The scatter plot shows the PCO score (here for PCO 1 and 2) of each vertebra along the backbone (gray dots) and the segmented linear regressions (cyan line) of the model to plot. Breakpoints are showed by dotted orange lines.
plotsegreg(dolphin_pco, scores = 1:2, modelsupport = supp,
criterion = "bic", model = 1)
In the vertebral map plot, each vertebra is represented by a rectangle color-coded according to the region to which it belongs. Vertebrae not included in the analysis (here vertebrae 1 to 7) are represented by gray rectangles and can be removed using dropNA = TRUE
.
plotvertmap(dolphin_pco, name = "Dolphin", modelsupport = supp,
criterion = "bic", model = 1)
plotvertmap(dolphin_pco, name = "Dolphin", modelsupport = supp,
criterion = "bic", model = 1, dropNA = TRUE)

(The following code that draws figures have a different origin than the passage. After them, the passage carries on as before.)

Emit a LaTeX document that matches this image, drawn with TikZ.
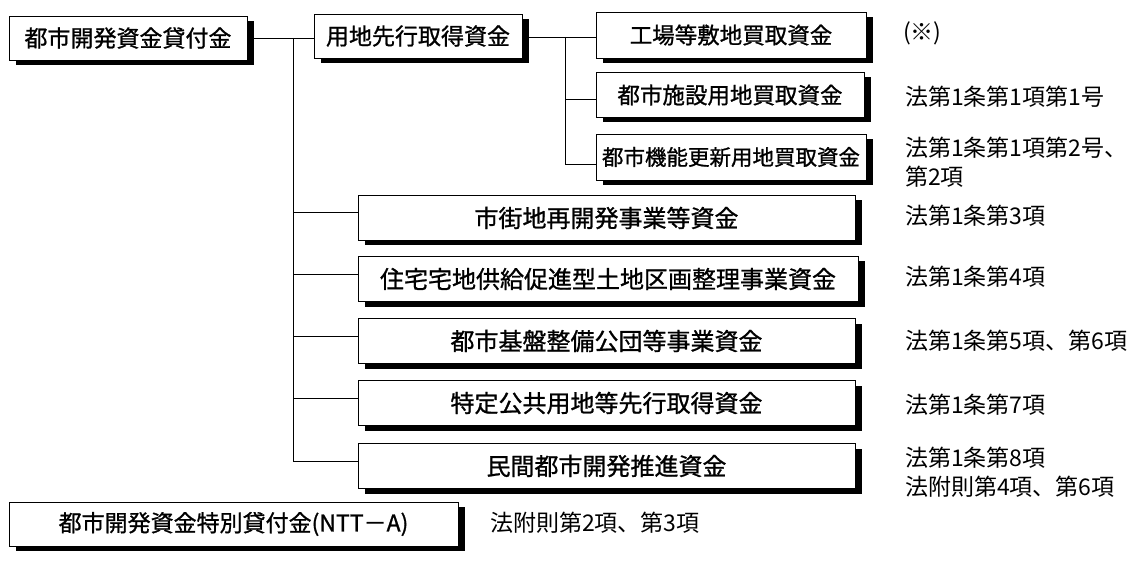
\documentclass[tikz,border=0pt]{standalone}
\usepackage{fontspec}
\usetikzlibrary{shadows}
\newfontfamily\jpbox[FakeBold=1]{Noto Sans CJK JP}
\newfontfamily\jplbl{Noto Sans CJK JP}
\tikzset{
  fbox/.style={draw, line width=0.8pt, fill=white, inner sep=0pt,
    font=\jpbox\fontsize{23}{25}\selectfont,
    drop shadow={shadow xshift=7pt, shadow yshift=-5pt, fill=black, opacity=1}},
  subbox/.style={fbox, font=\jpbox\fontsize{22.5}{24}\selectfont},
  narrowbox/.style={fbox, font=\jpbox\fontsize{21.5}{24}\selectfont},
  widebox/.style={fbox, font=\jpbox\fontsize{24}{26}\selectfont},
  lbl/.style={anchor=west, inner sep=0pt, align=left,
    font=\jplbl\fontsize{23}{29}\selectfont},
  link/.style={line width=0.9pt}
}
\begin{document}
\begin{tikzpicture}[x=1pt,y=-1pt]
\useasboundingbox[fill=white] (0,0) rectangle (1138,572);
% level 1
\node[fbox, minimum width=238, minimum height=44] (A) at (128,38) {都市開発資金貸付金};
\node[fbox, minimum width=208, minimum height=44] (B) at (418,36) {用地先行取得資金};
% level 2 under B
\node[subbox, minimum width=270, minimum height=46] (C1) at (731,35) {工場等敷地買取資金};
\node[subbox, minimum width=268, minimum height=45] (C2) at (730,95) {都市施設用地買取資金};
\node[narrowbox, minimum width=270, minimum height=46] (C3) at (731,157) {都市機能更新用地買取資金};
% lower boxes
\node[widebox, minimum width=497, minimum height=45] (D1) at (606.5,218) {市街地再開発事業等資金};
\node[widebox, minimum width=500, minimum height=45] (D2) at (608,279) {住宅宅地供給促進型土地区画整理事業資金};
\node[widebox, minimum width=497, minimum height=45] (D3) at (606.5,341) {都市基盤整備公団等事業資金};
\node[widebox, minimum width=497, minimum height=45] (D4) at (606.5,403) {特定公共用地等先行取得資金};
\node[widebox, minimum width=497, minimum height=45] (D5) at (606.5,466) {民間都市開発推進資金};
% separate box
\node[fbox, minimum width=449, minimum height=44] (E) at (233.5,524) {都市開発資金特別貸付金(NTT－A)};
% junction coordinates
\coordinate (m0) at (293,38);
\coordinate (m1) at (293,212);
\coordinate (m2) at (293,274);
\coordinate (m3) at (293,336);
\coordinate (m4) at (293,398);
\coordinate (m5) at (293,461);
\coordinate (s0) at (565,37);
\coordinate (s2) at (565,99);
\coordinate (s3) at (565,164);
% connectors
\draw[link] (A.east |- m0) -- (m0 -| B.west);
\draw[link] (m0) -- (m5);
\draw[link] (m1) -- (m1 -| D1.west);
\draw[link] (m2) -- (m2 -| D2.west);
\draw[link] (m3) -- (m3 -| D3.west);
\draw[link] (m4) -- (m4 -| D4.west);
\draw[link] (m5) -- (m5 -| D5.west);
\draw[link] (B.east |- s0) -- (s0 -| C1.west);
\draw[link] (s0) -- (s3);
\draw[link] (s2) -- (s2 -| C2.west);
\draw[link] (s3) -- (s3 -| C3.west);
% labels
\node[lbl] (L1) at (903,33) {(※)};
\node[lbl] (L2) at (905,97) {法第1条第1項第1号};
\node[lbl] (L3) at (905,162) {法第1条第1項第2号、\\第2項};
\node[lbl] (L4) at (905,216) {法第1条第3項};
\node[lbl] (L5) at (905,277) {法第1条第4項};
\node[lbl] (L6) at (905,341) {法第1条第5項、第6項};
\node[lbl] (L7) at (905,405) {法第1条第7項};
\node[lbl] (L8) at (905,472) {法第1条第8項\\法附則第4項、第6項};
\node[lbl] (L9) at (490,523) {法附則第2項、第3項};
\end{tikzpicture}
\end{document}
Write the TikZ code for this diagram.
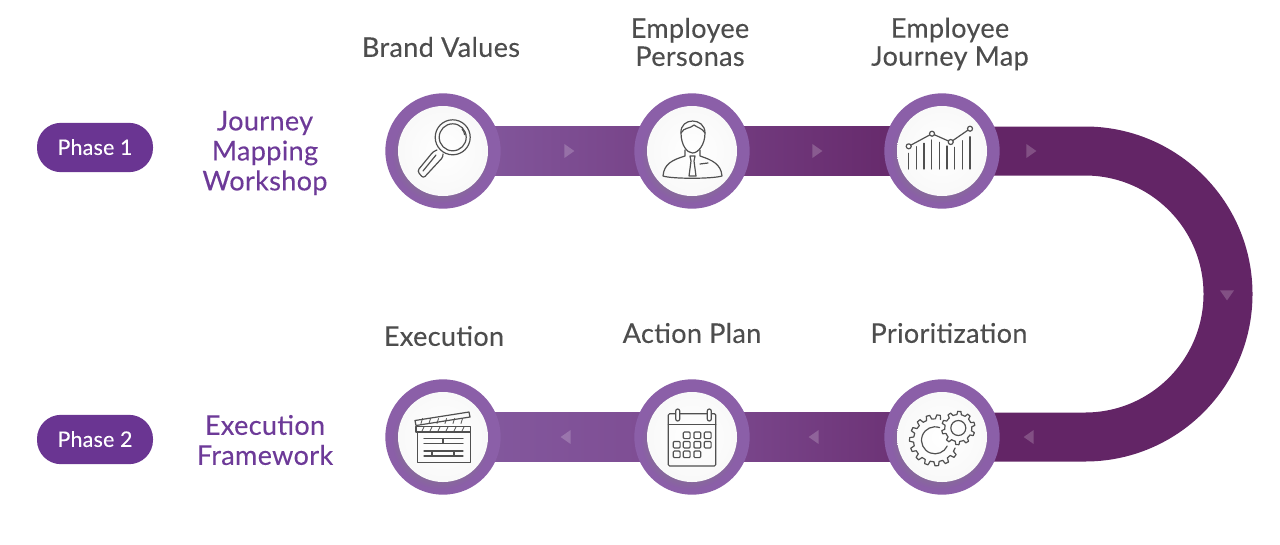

The variability around breakpoint positions can be calculated using calcBPvar()
and then displayed on the vertebral map. The weighted average position of each breakpoint is shown by the black dot and the weighted variance is illustrated by the horizontal black bar.
bpvar <- calcBPvar(regionresults, noregions = 5,
pct = 0.1, criterion = "bic")
plotvertmap(dolphin_pco, name = "Dolphin",
dropNA = TRUE, bpvar = bpvar)